When picking the screens you use to select your stocks, you need to be sure you are getting sufficient diversity. The performance of the Relative Strength screens was so impressive for the last two or three years that it was tempting indeed to jump into them head first. Then came this year. While using diverse screens won't prevent losses in down markets, they can make the losses more tolerable and smooth out some of the volatility.

Our Workshop screens fall into three categories (see Screen Explanations for details on the screens discussed):

Value Screens look for stocks that are potential bargains. They look for stocks that are underpriced relative to their potential value. Examples: Beating the S&P (BSP), the Foolish Four. The PEG screens also have a value component.

Growth Screens look for companies that are growing their earnings rapidly and have good potential for future earnings growth. Examples: PEG, Unemotional Growth (UG), Plowback, and Formula 90.

Momentum Screens look for stocks that have the highest recent price appreciation. All Relative Strength (RS) screens and the Keystone screens are strongly based on momentum.

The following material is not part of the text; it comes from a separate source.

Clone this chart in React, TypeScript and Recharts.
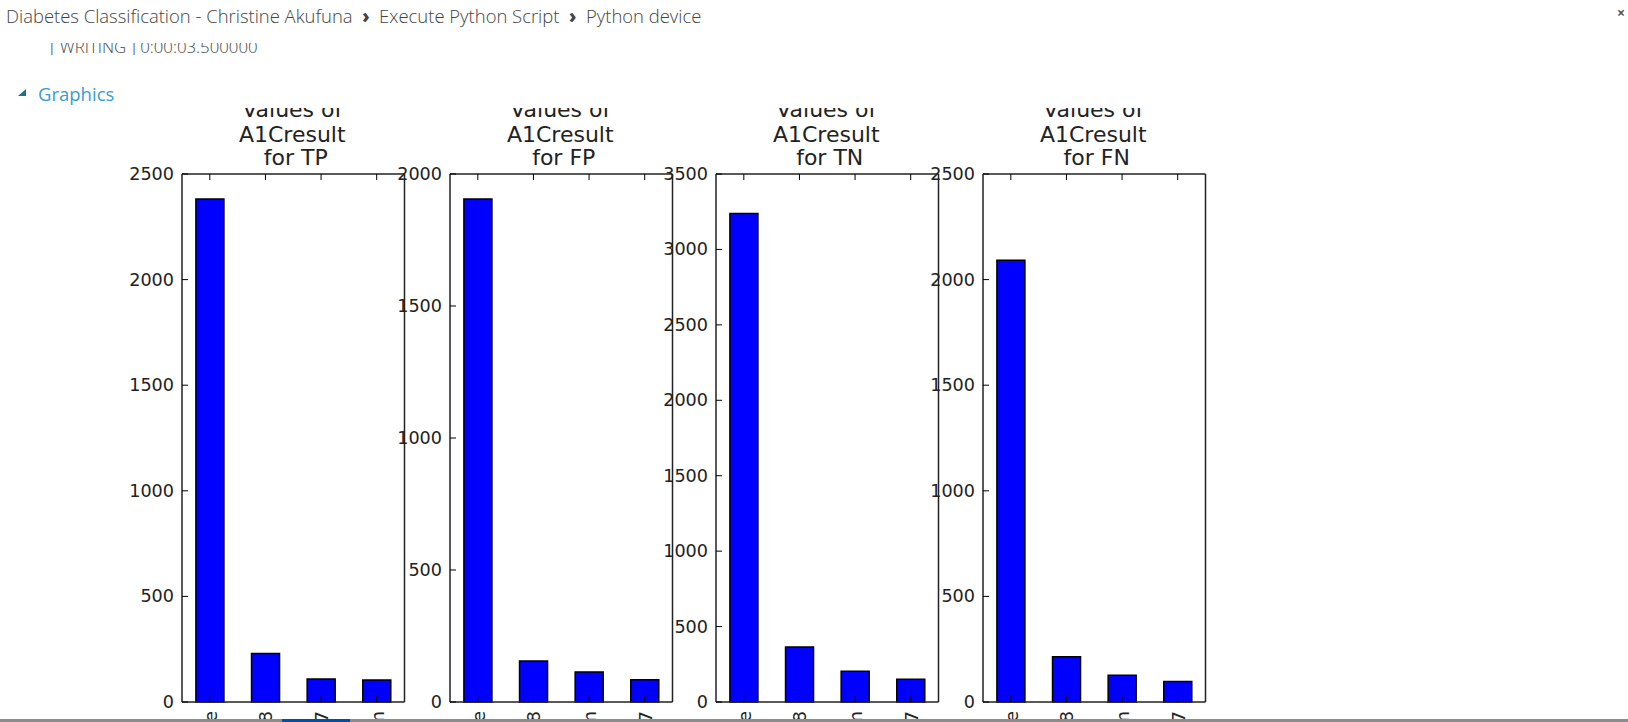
import { BarChart, Bar, XAxis, YAxis } from 'recharts';

const PANELS = ['TP', 'FP', 'TN', 'FN'];
const tpCategories = ['None', '>8', '>7', 'Norm'];
const otherCategories = ['None', '>8', 'Norm', '>7'];
const tpCounts = [2382, 230, 109, 104];
const fpCounts = [1905, 155, 114, 84];
const tnCounts = [3238, 365, 204, 151];
const fnCounts = [2092, 214, 127, 97];
const tpTicks = [0, 500, 1000, 1500, 2000, 2500];
const fpTicks = [0, 500, 1000, 1500, 2000];
const tnTicks = [0, 500, 1000, 1500, 2000, 2500, 3000, 3500];
const fnTicks = [0, 500, 1000, 1500, 2000, 2500];

const PLOT_LEFTS = [182, 449.5, 716, 983];
const PLOT_W = 222.5;
const PLOT_TOP = 66;
const PLOT_H = 528;
const LEFT_W = 70;
const MONO = 'DejaVu Sans';

const makeRows = (cats: string[], counts: number[]) => cats.map((name, i) => ({ name, count: counts[i] }));

// matplotlib style ticks point inwards, so axes draw them by hand
const BottomTick = ({ x, payload }: any) => (
  <g>
    <line x1={x} x2={x} y1={PLOT_TOP + PLOT_H} y2={PLOT_TOP + PLOT_H - 6} stroke="#000" strokeWidth={1} />
    <text x={0} y={0} transform={`translate(${x + 7} ${PLOT_TOP + PLOT_H + 9}) rotate(-90)`} textAnchor="end" fontFamily={MONO} fontSize={18} fill="#222">
      {payload.value}
    </text>
  </g>
);
const TopTick = ({ x }: any) => <line x1={x} x2={x} y1={PLOT_TOP} y2={PLOT_TOP + 6} stroke="#000" strokeWidth={1} />;
const LeftTick = ({ y, payload }: any) => (
  <g>
    <line x1={LEFT_W} x2={LEFT_W + 6} y1={y} y2={y} stroke="#000" strokeWidth={1} />
    <text x={LEFT_W - 8} y={y + 6} textAnchor="end" fontFamily={MONO} fontSize={17.6} fill="#222">
      {payload.value}
    </text>
  </g>
);
const RightTick = ({ y }: any) => (
  <line x1={LEFT_W + PLOT_W} x2={LEFT_W + PLOT_W - 6} y1={y} y2={y} stroke="#000" strokeWidth={1} />
);

function Panel({ index, cats, counts, ticks }: { index: number; cats: string[]; counts: number[]; ticks: number[] }) {
  const data = makeRows(cats, counts);
  const domain = [0, ticks[ticks.length - 1]];
  const axisLine = { stroke: '#222', strokeWidth: 1.5 };
  const cx = LEFT_W + PLOT_W / 2 - 1;
  return (
    <div style={{ position: 'absolute', left: PLOT_LEFTS[index] - LEFT_W, top: 108, width: LEFT_W + PLOT_W + 8, height: 611, overflow: 'hidden' }}>
      <BarChart
        width={LEFT_W + PLOT_W + 8}
        height={611}
        data={data}
        margin={{ top: PLOT_TOP - 1, right: 7, bottom: 0, left: 0 }}
        barCategoryGap="25%"
      >
        <XAxis dataKey="name" height={17} axisLine={axisLine} tickLine={false} tick={<BottomTick />} interval={0} />
        <XAxis xAxisId="top" dataKey="name" orientation="top" height={1} axisLine={axisLine} tickLine={false} tick={<TopTick />} interval={0} />
        <YAxis width={LEFT_W} domain={domain} ticks={ticks} axisLine={axisLine} tickLine={false} tick={<LeftTick />} interval={0} />
        <YAxis yAxisId="right" orientation="right" width={1} domain={domain} ticks={ticks} axisLine={axisLine} tickLine={false} tick={<RightTick />} interval={0} />
        <Bar dataKey="count" fill="#0000ff" stroke="#000" strokeWidth={1.5} isAnimationActive={false} />
        <text textAnchor="middle" fontFamily={MONO} fontSize={22} fill="#222" style={{ whiteSpace: 'pre' }}>
          <tspan x={cx} y={9}>Values of</tspan>
          <tspan x={cx} y={34}>A1Cresult</tspan>
          <tspan x={cx} y={57}>{` for ${PANELS[index]}`}</tspan>
        </text>
      </BarChart>
    </div>
  );
}

export default function App() {
  const ui = 'Open Sans';
  return (
    <div style={{ position: 'absolute', left: 0, top: 0, width: 1628, height: 722, overflow: 'hidden', background: '#fff', fontFamily: ui }}>
      <div style={{ position: 'absolute', left: 6, top: 3, fontSize: 18.45, fontWeight: 300, color: '#444', whiteSpace: 'pre' }}>
        Diabetes Classification - Christine Akufuna <b style={{ fontWeight: 800 }}> › </b> Execute Python Script <b style={{ fontWeight: 800 }}> › </b> Python device
      </div>
      <div style={{ position: 'absolute', left: 1617, top: 3, fontSize: 14, fontWeight: 700, color: '#555' }}>×</div>
      <div style={{ position: 'absolute', left: 0, top: 43, width: 400, height: 12, overflow: 'hidden' }}>
        <div style={{ position: 'absolute', left: 50, top: -8, fontSize: 16.8, fontWeight: 300, color: '#444', whiteSpace: 'pre' }}>
          [ WRITING ] 0:00:03.500000
        </div>
      </div>
      <svg style={{ position: 'absolute', left: 17, top: 88 }} width={10} height={10}>
        <polygon points="1,8 9,8 9,1" fill="#1f6f8f" />
      </svg>
      <div style={{ position: 'absolute', left: 38, top: 81, fontSize: 18.5, color: '#3a9ccb' }}>Graphics</div>

      <Panel index={0} cats={tpCategories} counts={tpCounts} ticks={tpTicks} />
      <Panel index={1} cats={otherCategories} counts={fpCounts} ticks={fpTicks} />
      <Panel index={2} cats={otherCategories} counts={tnCounts} ticks={tnTicks} />
      <Panel index={3} cats={otherCategories} counts={fnCounts} ticks={fnTicks} />

      <div style={{ position: 'absolute', left: 0, top: 719, width: 1628, height: 3, background: '#8c8c8c' }} />
      <div style={{ position: 'absolute', left: 282, top: 719, width: 68, height: 3, background: '#0050a0' }} />
    </div>
  );
}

Some Workshop screens concentrate on one factor. The RS screens use only recent price appreciation, although they do it within the context of the top Value Line Timeliness rating, which screens out many "hot" stocks that are running up on rumor only. Others, like the PEG, include elements of value, growth, and momentum. All of the screens mentioned except the Foolish Four and BSP include a Relative Strength element at some point, although UG uses it only as a tiebreaker.

Another useful way to group the screens is by size of company. Screens like Spark, Plowback, and Keystone are restricted to companies with large market capitalizations, while others have no size requirement.

Breaking the screens into their types and size restrictions helps an investor figure out what type of portfolio they are building and ensure sufficient diversification. You want to have elements of all three kinds of screens with some diversification in size.

Once you have a general idea of the kinds of stocks each screen looks for, it's time to select specific screens from each category. We will talk about that some more next week, but in the meantime you might want to review this article, Know Thy Screens, and check out the Reports Archives for 1999 and 2000 for detailed descriptions of each screen.

Investing styles come and go like skirt lengths. You need to have value stocks when the market is in a value mood and growth stocks for when its fancy turns to earnings growth. Some years large-caps stocks are "in," then the market switches its attention to small caps. Unless you can predict these market moods, it's best to have elements of all these investing styles in your portfolio.

Some will do better one year, others the next. Some years they will all do poorly, but with sufficient diversity, you will minimize your volatility and maximize your long-term returns.